Housing (Financial Provisions) Act 1924
- Parliament of the United Kingdom
- Long title: An act to amend the financial provisions of the Housing &c. act, 1923 and for other purposes incidental thereto or connected therewith.
- Citation: 14 & 15 Geo. 5. c. 35
- Territorial extent: England and Wales; Scotland;

Dates
- Royal assent: 7 August 1924
- Commencement: 7 August 1924
- Repealed: 21 May 1981

Other legislation
- Amends: Housing, &c. Act 1923
- Amended by: Housing Act 1925; Housing (Scotland) Act 1925; Housing Act 1930; Housing (Scotland) Act 1930; Housing (Rural Authorities) Act 1931; Housing Act 1935; Housing Act 1936; Housing (Scotland) Act 1950; Rent Act 1957; Housing Act 1957; Housing (Financial Provisions) Act 1958;
- Repealed by: Statute Law (Repeals) Act 1981

Status: Repealed

Text of statute as originally enacted

Text of the Housing (Financial Provisions) Act 1924 as in force today (including any amendments) within the United Kingdom, from legislation.gov.uk.

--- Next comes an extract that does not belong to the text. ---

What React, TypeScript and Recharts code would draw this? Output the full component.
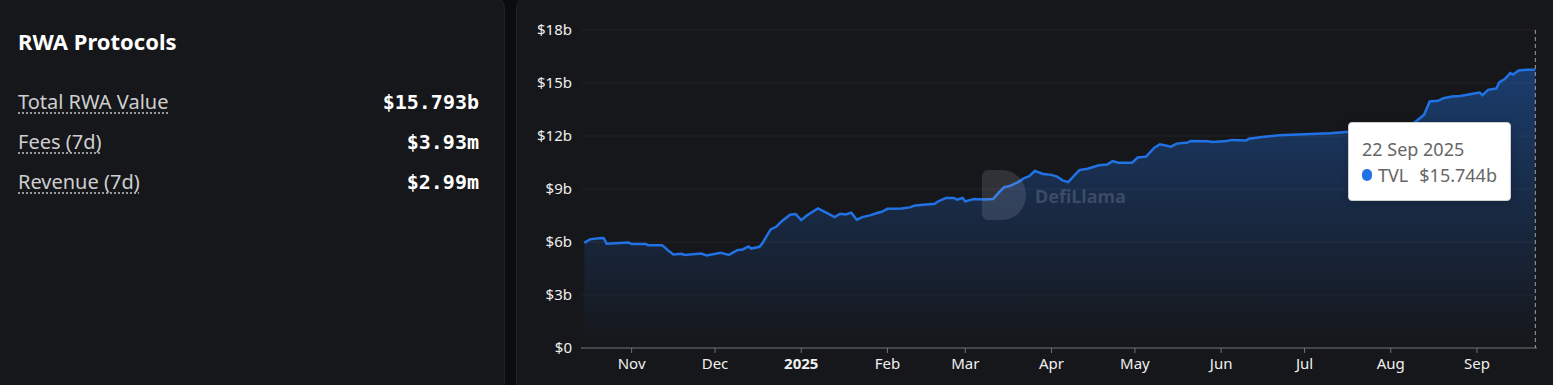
import { AreaChart, Area, XAxis, YAxis, CartesianGrid, Tooltip } from 'recharts';

// RWA TVL, billions of USD
const dates = [
  '2024-10-15', '2024-10-17', '2024-10-21', '2024-10-22', '2024-10-23', '2024-10-31', '2024-11-01',
  '2024-11-06', '2024-11-07', '2024-11-12', '2024-11-14', '2024-11-16', '2024-11-19', '2024-11-20',
  '2024-11-26', '2024-11-28', '2024-12-03', '2024-12-06', '2024-12-09', '2024-12-11', '2024-12-13',
  '2024-12-14', '2024-12-17', '2024-12-18', '2024-12-21', '2024-12-23', '2024-12-25', '2024-12-28',
  '2024-12-30', '2025-01-01', '2025-01-03', '2025-01-07', '2025-01-10', '2025-01-13', '2025-01-15',
  '2025-01-17', '2025-01-19', '2025-01-21', '2025-01-23', '2025-01-26', '2025-01-28', '2025-01-30',
  '2025-02-01', '2025-02-06', '2025-02-09', '2025-02-11', '2025-02-14', '2025-02-18', '2025-02-19',
  '2025-02-22', '2025-02-25', '2025-02-26', '2025-02-28', '2025-03-01', '2025-03-04', '2025-03-08',
  '2025-03-11', '2025-03-13', '2025-03-15', '2025-03-17', '2025-03-20', '2025-03-22', '2025-03-24',
  '2025-03-26', '2025-03-29', '2025-04-01', '2025-04-03', '2025-04-05', '2025-04-07', '2025-04-11',
  '2025-04-14', '2025-04-18', '2025-04-21', '2025-04-23', '2025-04-25', '2025-04-30', '2025-05-02',
  '2025-05-05', '2025-05-08', '2025-05-10', '2025-05-14', '2025-05-16', '2025-05-20', '2025-05-21',
  '2025-05-27', '2025-05-29', '2025-06-03', '2025-06-05', '2025-06-10', '2025-06-11', '2025-06-15',
  '2025-06-22', '2025-07-01', '2025-07-10', '2025-07-16', '2025-07-28', '2025-08-06', '2025-08-09',
  '2025-08-11', '2025-08-13', '2025-08-15', '2025-08-18', '2025-08-20', '2025-08-23', '2025-08-26',
  '2025-08-30', '2025-09-02', '2025-09-03', '2025-09-05', '2025-09-08', '2025-09-09', '2025-09-11',
  '2025-09-13', '2025-09-14', '2025-09-16', '2025-09-19', '2025-09-22',
];

const tvl = [
  5.95, 6.15, 6.22, 6.21, 5.9, 5.97, 5.88,
  5.88, 5.82, 5.82, 5.54, 5.29, 5.33, 5.27,
  5.35, 5.24, 5.39, 5.27, 5.54, 5.58, 5.75,
  5.63, 5.73, 5.92, 6.71, 6.86, 7.18, 7.54,
  7.58, 7.24, 7.5, 7.9, 7.66, 7.41, 7.6,
  7.56, 7.66, 7.26, 7.41, 7.52, 7.63, 7.71,
  7.88, 7.9, 7.96, 8.07, 8.11, 8.17, 8.28,
  8.49, 8.49, 8.4, 8.49, 8.3, 8.43, 8.4,
  8.43, 8.79, 9.11, 9.17, 9.39, 9.6, 9.73,
  10.02, 9.85, 9.8, 9.7, 9.49, 9.39, 10.07,
  10.15, 10.34, 10.38, 10.58, 10.49, 10.49, 10.78,
  10.83, 11.34, 11.53, 11.4, 11.57, 11.63, 11.72,
  11.7, 11.66, 11.72, 11.78, 11.74, 11.85, 11.93,
  12.04, 12.1, 12.16, 12.23, 12.33, 12.45, 12.7,
  12.95, 13.2, 13.95, 13.99, 14.14, 14.24, 14.27,
  14.38, 14.46, 14.31, 14.61, 14.69, 15.03, 15.22,
  15.56, 15.48, 15.71, 15.75, 15.744,
];

const monthTicks = [
  '2024-11-01', '2024-12-01', '2025-01-01', '2025-02-01', '2025-03-01', '2025-04-01',
  '2025-05-01', '2025-06-01', '2025-07-01', '2025-08-01', '2025-09-01',
];
const yTicks = [0, 3, 6, 9, 12, 15, 18];

const stats = [
  { label: 'Total RWA Value', value: '$15.793b' },
  { label: 'Fees (7d)', value: '$3.93m' },
  { label: 'Revenue (7d)', value: '$2.99m' },
];

const MONTHS = ['Jan', 'Feb', 'Mar', 'Apr', 'May', 'Jun', 'Jul', 'Aug', 'Sep', 'Oct', 'Nov', 'Dec'];
const DAY = 86400000;
const ms = (d: string) => Date.parse(d + 'T00:00:00Z');

const data = dates.map((d, i) => ({ date: d, t: ms(d), tvl: tvl[i] }));
const domain = [ms(dates[0]) - 1.2 * DAY, ms(dates[dates.length - 1]) + 0.6 * DAY];

const FONT = '"Noto Sans", sans-serif';
const BLUE = '#2172e5';

function fmtDate(d: string) {
  const dt = new Date(ms(d));
  return `${dt.getUTCDate()} ${MONTHS[dt.getUTCMonth()]} ${dt.getUTCFullYear()}`;
}

function MonthTick(props: any) {
  const { x, y, payload } = props;
  const dt = new Date(payload.value);
  const isYear = dt.getUTCMonth() === 0;
  return (
    <text x={x} y={y} dy={14} textAnchor="middle" fill="#f0f0f0" fontSize={15} fontFamily={FONT} fontWeight={isYear ? 700 : 400}>
      {isYear ? String(dt.getUTCFullYear()) : MONTHS[dt.getUTCMonth()]}
    </text>
  );
}

function TvlTooltip({ active, payload }: any) {
  if (!active || !payload || !payload.length) return null;
  const p = payload[0].payload;
  return (
    <div
      style={{
        width: 163,
        height: 79,
        boxSizing: 'border-box',
        background: '#fff',
        border: '1px solid #cfcfcf',
        borderRadius: 4,
        padding: '13px 13px',
        fontFamily: FONT,
        fontSize: 18,
        lineHeight: '26px',
        color: '#666',
        boxShadow: '1px 2px 10px rgba(0,0,0,0.2)',
        whiteSpace: 'nowrap',
      }}
    >
      <div>{fmtDate(p.date)}</div>
      <div style={{ display: 'flex', alignItems: 'center' }}>
        <span style={{ width: 12, height: 12, borderRadius: 6, background: BLUE, display: 'inline-block', marginRight: 6 }} />
        <span>TVL</span>
        <span style={{ marginLeft: 11 }}>${p.tvl.toFixed(3)}b</span>
      </div>
    </div>
  );
}

export default function App() {
  return (
    <div style={{ position: 'absolute', left: 0, top: 0, width: 1553, height: 385, overflow: 'hidden', background: '#0b0c0e', fontFamily: FONT }}>
      {/* summary panel */}
      <div style={{ position: 'absolute', left: -12, top: -4, width: 517, height: 400, background: '#16171a', border: '1px solid #202125', boxSizing: 'border-box', borderRadius: 12 }} />
      <div style={{ position: 'absolute', left: 18, top: 26, fontSize: 22, fontWeight: 700, color: '#fff', lineHeight: '30px' }}>RWA Protocols</div>
      {stats.map((s, i) => (
        <div key={s.label} style={{ position: 'absolute', left: 18, top: 92 + i * 40, width: 461, height: 26, display: 'flex', justifyContent: 'space-between', alignItems: 'baseline' }}>
          <span style={{ fontSize: 20, lineHeight: '20px', color: '#cfcfcf', textDecoration: 'underline dotted #9a9a9a', textUnderlineOffset: 3 }}>{s.label}</span>
          <span style={{ fontSize: 20, lineHeight: '20px', color: '#fff', fontWeight: 700, fontFamily: '"DejaVu Sans Mono", monospace' }}>{s.value}</span>
        </div>
      ))}

      {/* chart panel */}
      <div style={{ position: 'absolute', left: 516, top: -4, width: 1050, height: 400, background: '#16171a', border: '1px solid #202125', boxSizing: 'border-box', borderRadius: 12 }} />
      <div style={{ position: 'absolute', left: 516, top: 0 }}>
        <AreaChart width={1037} height={385} data={data} margin={{ top: 30, right: 16, bottom: 0, left: 0 }}>
          <defs>
            <linearGradient id="tvlFill" x1="0" y1="0" x2="0" y2="1">
              <stop offset="0%" stopColor={BLUE} stopOpacity={0.68} />
              <stop offset="100%" stopColor={BLUE} stopOpacity={0} />
            </linearGradient>
          </defs>
          <CartesianGrid vertical={false} stroke="#222327" />
          <XAxis
            dataKey="t"
            type="number"
            domain={domain}
            allowDataOverflow
            ticks={monthTicks.map(ms)}
            interval={0}
            height={37}
            tick={MonthTick}
            tickSize={5}
            tickLine={{ stroke: '#6e7079' }}
            axisLine={{ stroke: '#6e7079' }}
          />
          <YAxis
            type="number"
            domain={[0, 18]}
            ticks={yTicks}
            width={65}
            axisLine={false}
            tickLine={false}
            tickSize={0}
            tickMargin={9}
            tick={{ fill: '#f0f0f0', fontSize: 15, fontFamily: FONT }}
            tickFormatter={(v: number) => `$${v}${v === 0 ? '' : 'b'}`}
          />
          <Tooltip
            active
            defaultIndex={data.length - 1}
            position={{ x: 832, y: 122 }}
            content={TvlTooltip}
            cursor={{ stroke: '#a0a0a0', strokeWidth: 1, strokeDasharray: '4 3' }}
            isAnimationActive={false}
            wrapperStyle={{ outline: 'none' }}
          />
          <Area
            type="linear"
            dataKey="tvl"
            stroke={BLUE}
            strokeWidth={2.5}
            fill="url(#tvlFill)"
            dot={false}
            activeDot={false}
            isAnimationActive={false}
          />
        </AreaChart>
      </div>

      {/* watermark */}
      <svg style={{ position: 'absolute', left: 982, top: 170, pointerEvents: 'none' }} width={160} height={52}>
        <path d="M6 0 H20 A24 25 0 0 1 20 50 H6 A6 6 0 0 1 0 44 V6 A6 6 0 0 1 6 0 Z" fill="rgba(190,195,210,0.16)" />
        <text x={53} y={33} fontSize={18} fontWeight={700} fontFamily={FONT} fill="rgba(190,195,210,0.22)">DefiLlama</text>
      </svg>
    </div>
  );
}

= Housing (Financial Provisions) Act 1924 =

Act of the Parliament of the United Kingdom

The Housing (Financial Provisions) Act 1924 (14 & 15 Geo. 5. c. 35) was an act of the Parliament of the United Kingdom.

The act built upon the previous Housing, Town Planning, &c. Act 1919, by increasing government subsidies to be paid to local authorities to build municipal housing for rent for low paid workers from £6 to £9. It also extended the time over which the subsidy was paid from 20 to 40 years.

The act was introduced by the first Labour government, and was known as the Wheatley Housing Act after John Wheatley, the minister who introduced it.

The Prime Minister Ramsay MacDonald dubbed the act 'our most important legislative item'. This measure went some way towards rectifying the problem of the housing shortage, caused by the disruption of the building trade during the First World War and the inability of working-class tenants to rent decent, affordable housing. Wheatley was able to provide public housing to council tenants, as against the previous government's commitment to privatisation. This landmark act subsidised the construction of 521,700 rented homes at controlled rents by 1933, when the subsidy for encouraging local authority housing construction was abolished.

According to one historical study, Wheatley’s houses had “slightly larger dimensions than Chamberlain’s,” (Note: The Conservative Neville Chamberlain who, as Minister of Health 1924-29 and Chancellor of the Exchequer 1931-37, was responsible for much housebuilding in the interwar period) and were also the first to be “equipped compulsorily with a bathroom instead of a bath” in the scullery.

== Subsequent developments ==
The whole act was repealed by section 1(1) of, and part VI of schedule 1 to, the Statute Law (Repeals) Act 1981, which came into force on 21 May 1981.